There is no guarantee that you’ll develop a great relationship as you can’t control other people or circumstances but at least it shouldn’t be distant or sour because of you.
@massmom, everyone is offering such insightful and helpful suggestions. But one of yours resonated with me. “They are their own family unit”. I will have to continually remind myself that the nuclear family which I had created is no more. We are the periphery of their story and lives, and are honored and privileged to be wanted and part of it. That means respecting that in all ways, like we would any other adults we know.
I am fortunate to have 2 wonderful, but very different, DILs. I am not sure I know what to do/say t be a good MIL, but I try not to be too intrusive. We have included our DILs in family events since our s’s were dating them (we always included their gf’s , even when we were not fond of one, high maintenance gf who had a super controlling mother who was mean to my s after they broke up, and that is uncalled for — no excuse for that.)
But I digress. I am fortunate too, that even though we live far away, we have a great relationship with the other in-laws (older s’s in-laws are fabulous, and younger s’s MIL is delightful- the dad is persona non grata). I think this helps everyone feel included. The big struggle I have is that I routinely call DS’s phone when I call. I don’t call the DILs on their phone. I wonder how to handle this. Maybe I should call them more…??
My advice would be to travel/vacation with them once a year. Pick a place they can get to without great expense. You pay to rent the house/apartment. Make it an annual tradition that eventually no one wants to break. My in laws have their faults but I have grown close to them and my wife’s family simply by spending one week with them every year.

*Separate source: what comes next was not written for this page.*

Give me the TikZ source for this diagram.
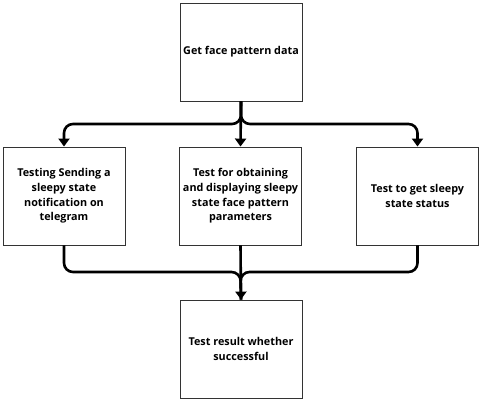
\documentclass[tikz,border=0pt]{standalone}
\usepackage{fontspec}
\setmainfont{Open Sans}
\usepackage{tikz}
\usetikzlibrary{arrows.meta}

\begin{document}
\begin{tikzpicture}[
      x=1pt, y=1pt,
      font=\fontsize{10.8}{14.6}\selectfont\bfseries,
      stepbox/.style={draw=black!80, line width=0.9pt, align=center, fill=white,
        minimum width=122pt, minimum height=98pt, inner sep=2pt},
      flow/.style={line width=2.6pt, rounded corners=9pt,
        -{Triangle[length=8pt,width=11pt]}},
      mergeline/.style={line width=2.6pt, rounded corners=9pt}
    ]
    \useasboundingbox (0,0) rectangle (480,402);
    \node[stepbox] (get) at (241,350) {Get face pattern data};
    \node[stepbox] (notif) at (64,206) {Testing Sending a\\ sleepy state\\ notification on\\ telegram};
    \node[stepbox] (param) at (240.5,206) {Test for obtaining\\ and displaying sleepy\\ state face pattern\\ parameters};
    \node[stepbox] (status) at (417.5,206) {Test to get sleepy\\ state status};
    \node[stepbox] (result) at (241,53) {Test result whether\\ successful};
    \coordinate (split) at (240.5,278);
    \coordinate (merge) at (240.5,130);
    % branches out of the first step
    \draw[flow] (get.south) -- (param.north);
    \draw[flow] (get.south) |- (notif.north |- split) -- (notif.north);
    \draw[flow] (get.south) |- (status.north |- split) -- (status.north);
    % back into the result
    \draw[mergeline] (notif.south) |- (merge) -- (result.north);
    \draw[mergeline] (status.south) |- (merge) -- (result.north);
    \draw[flow] (param.south) -- (result.north);
  \end{tikzpicture}
\end{document}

As a DIL, my biggest struggle was that I was never really treated like part of the family. To the extent that my inlaws would tell my husband not to tell me things because it was “family business”. The implication being that I wasn’t “family.” He shared everything with me though, including that I wasn’t supposed to know, which always made me feel like an outsider, no matter how nice they were to me to my face. And this wasn’t only in the early years of our marriage but for years and years. It wasn’t until FIL remarried that his new wife called him out on doing that and things turned around. It was very hurtful. (I’ve also been with my husband since I was a teenager so felt like I grew up with them in many ways, so it was even more painful to me.)

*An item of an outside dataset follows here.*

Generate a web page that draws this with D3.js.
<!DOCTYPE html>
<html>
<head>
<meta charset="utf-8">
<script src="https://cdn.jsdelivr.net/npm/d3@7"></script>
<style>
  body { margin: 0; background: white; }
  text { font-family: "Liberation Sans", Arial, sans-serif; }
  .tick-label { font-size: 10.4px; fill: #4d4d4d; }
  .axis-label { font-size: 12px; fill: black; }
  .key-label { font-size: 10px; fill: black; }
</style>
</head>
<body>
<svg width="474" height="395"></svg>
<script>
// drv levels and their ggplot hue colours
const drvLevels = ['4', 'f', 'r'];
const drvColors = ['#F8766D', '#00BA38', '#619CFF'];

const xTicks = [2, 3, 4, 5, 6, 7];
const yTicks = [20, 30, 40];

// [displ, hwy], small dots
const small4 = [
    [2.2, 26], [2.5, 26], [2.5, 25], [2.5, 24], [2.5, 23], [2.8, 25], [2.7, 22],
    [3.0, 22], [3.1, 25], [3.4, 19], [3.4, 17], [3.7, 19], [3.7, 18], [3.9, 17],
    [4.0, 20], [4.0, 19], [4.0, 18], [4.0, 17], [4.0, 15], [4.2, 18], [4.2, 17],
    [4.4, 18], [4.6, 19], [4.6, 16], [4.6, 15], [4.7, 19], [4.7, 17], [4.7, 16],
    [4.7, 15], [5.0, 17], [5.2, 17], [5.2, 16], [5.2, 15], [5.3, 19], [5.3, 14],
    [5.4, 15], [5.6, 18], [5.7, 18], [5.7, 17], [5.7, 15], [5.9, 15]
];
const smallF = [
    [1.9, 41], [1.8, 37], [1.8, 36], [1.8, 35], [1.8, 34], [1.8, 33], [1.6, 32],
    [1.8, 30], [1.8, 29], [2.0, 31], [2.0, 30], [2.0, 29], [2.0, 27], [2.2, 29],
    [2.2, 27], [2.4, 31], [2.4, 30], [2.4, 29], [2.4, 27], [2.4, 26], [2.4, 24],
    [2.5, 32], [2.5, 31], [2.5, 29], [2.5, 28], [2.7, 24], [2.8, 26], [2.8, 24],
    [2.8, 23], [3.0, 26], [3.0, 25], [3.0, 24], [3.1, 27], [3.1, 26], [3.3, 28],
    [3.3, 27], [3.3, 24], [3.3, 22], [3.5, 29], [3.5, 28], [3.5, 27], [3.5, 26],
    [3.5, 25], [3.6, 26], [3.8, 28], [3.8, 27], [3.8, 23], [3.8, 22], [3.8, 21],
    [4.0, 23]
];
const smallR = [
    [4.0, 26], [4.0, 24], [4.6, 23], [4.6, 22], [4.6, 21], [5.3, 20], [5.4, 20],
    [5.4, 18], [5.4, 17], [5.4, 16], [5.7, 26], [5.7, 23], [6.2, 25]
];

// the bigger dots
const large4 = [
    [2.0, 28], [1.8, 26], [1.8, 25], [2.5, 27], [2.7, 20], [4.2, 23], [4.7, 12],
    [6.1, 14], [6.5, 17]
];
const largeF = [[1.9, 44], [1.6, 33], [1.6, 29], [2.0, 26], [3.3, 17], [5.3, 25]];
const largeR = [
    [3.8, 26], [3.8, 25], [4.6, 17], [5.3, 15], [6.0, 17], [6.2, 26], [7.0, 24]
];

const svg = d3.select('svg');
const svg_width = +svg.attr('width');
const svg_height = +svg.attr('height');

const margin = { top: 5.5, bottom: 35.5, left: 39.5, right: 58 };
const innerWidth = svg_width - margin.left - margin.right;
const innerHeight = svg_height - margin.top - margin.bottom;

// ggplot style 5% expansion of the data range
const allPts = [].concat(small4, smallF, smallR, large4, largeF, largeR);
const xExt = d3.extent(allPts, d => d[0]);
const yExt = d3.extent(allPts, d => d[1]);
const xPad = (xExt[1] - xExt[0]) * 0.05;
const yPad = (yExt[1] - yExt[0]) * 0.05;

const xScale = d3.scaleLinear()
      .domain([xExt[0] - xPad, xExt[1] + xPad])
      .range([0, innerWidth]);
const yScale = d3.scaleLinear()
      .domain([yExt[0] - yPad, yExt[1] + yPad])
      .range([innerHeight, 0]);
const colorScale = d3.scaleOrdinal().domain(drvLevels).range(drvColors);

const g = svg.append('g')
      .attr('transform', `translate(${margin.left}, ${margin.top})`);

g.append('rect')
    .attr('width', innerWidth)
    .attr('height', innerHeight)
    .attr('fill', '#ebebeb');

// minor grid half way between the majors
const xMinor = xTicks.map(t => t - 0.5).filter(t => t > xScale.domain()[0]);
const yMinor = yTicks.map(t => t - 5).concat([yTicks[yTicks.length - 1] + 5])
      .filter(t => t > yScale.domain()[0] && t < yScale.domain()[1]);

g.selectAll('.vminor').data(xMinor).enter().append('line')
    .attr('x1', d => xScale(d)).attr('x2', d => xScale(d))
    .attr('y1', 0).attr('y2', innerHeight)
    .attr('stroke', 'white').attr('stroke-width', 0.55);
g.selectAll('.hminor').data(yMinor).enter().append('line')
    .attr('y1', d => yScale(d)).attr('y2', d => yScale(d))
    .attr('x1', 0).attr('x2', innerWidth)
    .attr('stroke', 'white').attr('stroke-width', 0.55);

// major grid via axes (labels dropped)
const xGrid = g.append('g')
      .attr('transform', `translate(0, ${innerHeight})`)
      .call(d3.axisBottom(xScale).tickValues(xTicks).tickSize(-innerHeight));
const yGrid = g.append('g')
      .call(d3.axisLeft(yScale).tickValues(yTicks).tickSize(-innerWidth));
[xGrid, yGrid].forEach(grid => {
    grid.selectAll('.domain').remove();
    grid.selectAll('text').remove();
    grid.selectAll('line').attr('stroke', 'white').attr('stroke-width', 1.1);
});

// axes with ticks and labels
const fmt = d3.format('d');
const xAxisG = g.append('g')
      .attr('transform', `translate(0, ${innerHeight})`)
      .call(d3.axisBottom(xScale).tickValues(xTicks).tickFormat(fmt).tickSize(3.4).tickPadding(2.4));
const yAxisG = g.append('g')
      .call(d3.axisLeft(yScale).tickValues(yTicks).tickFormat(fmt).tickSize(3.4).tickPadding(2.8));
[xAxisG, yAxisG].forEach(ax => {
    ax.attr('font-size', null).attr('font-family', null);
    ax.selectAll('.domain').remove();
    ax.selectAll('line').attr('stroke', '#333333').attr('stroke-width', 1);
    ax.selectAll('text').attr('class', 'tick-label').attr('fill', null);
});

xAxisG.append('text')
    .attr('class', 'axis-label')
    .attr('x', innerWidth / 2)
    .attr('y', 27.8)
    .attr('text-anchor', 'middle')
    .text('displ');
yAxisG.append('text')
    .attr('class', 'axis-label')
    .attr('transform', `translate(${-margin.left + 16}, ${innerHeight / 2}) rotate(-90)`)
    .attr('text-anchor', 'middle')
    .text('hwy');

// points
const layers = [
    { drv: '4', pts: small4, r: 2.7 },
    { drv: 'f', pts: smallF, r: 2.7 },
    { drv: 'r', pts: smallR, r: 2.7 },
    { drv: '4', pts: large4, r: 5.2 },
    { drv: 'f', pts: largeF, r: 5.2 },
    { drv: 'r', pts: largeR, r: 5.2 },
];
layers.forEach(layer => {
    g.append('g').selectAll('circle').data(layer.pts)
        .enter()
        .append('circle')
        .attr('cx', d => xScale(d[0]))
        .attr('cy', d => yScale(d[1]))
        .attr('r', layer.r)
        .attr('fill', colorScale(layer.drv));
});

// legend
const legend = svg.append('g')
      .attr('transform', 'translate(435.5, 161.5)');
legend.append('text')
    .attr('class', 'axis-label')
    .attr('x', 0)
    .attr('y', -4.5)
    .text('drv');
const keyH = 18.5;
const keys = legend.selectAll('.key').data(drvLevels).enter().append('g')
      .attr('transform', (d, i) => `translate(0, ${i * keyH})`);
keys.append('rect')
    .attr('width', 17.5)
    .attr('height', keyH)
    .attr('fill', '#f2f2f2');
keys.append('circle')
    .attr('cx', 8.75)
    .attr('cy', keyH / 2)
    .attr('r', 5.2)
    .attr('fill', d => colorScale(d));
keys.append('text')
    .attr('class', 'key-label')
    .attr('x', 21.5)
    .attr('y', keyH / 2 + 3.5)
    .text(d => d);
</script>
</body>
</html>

Just from the years of reading CC and these kinds of threads, my perception is that it often seems like mothers of sons have the hardest time being MILs, and I think that is because of their fear of losing their sons, or even outright jealousy of the DIL. One CC poster even said outright that she already knew she would hate her DIL (and her son was only 10).
I had a sense that DH was his mother’s secret favorite son, so I didn’t want to get into that position of being “the other woman.” From day 1, I have encouraged DH to have his own separate relationship with his mother, in addition to family gatherings. Lunch, dinners alone, excursions to her home town to see her parents’ graves or just revive old memories, an occasional trip together to pick up one of the Ds from college, etc. I think this has helped immensely with my relationship with her.
BUT, since this is a how to be a good inlaw thread, I don’t know that the above is relevant.
I’d say the most important thing is to avoid being critical, judgmental, etc. DON’T give unsolicited advice or you will have no one to blame but yourself for your relationship with your kid and spouse being less than it could be. There are posters here who are proud to say that they give unsolicited advice and that their relationship is fine. But I submit that it could be BETTER if they wouldn’t, and there is likely some repressed resentment going on with the recipients of said advice.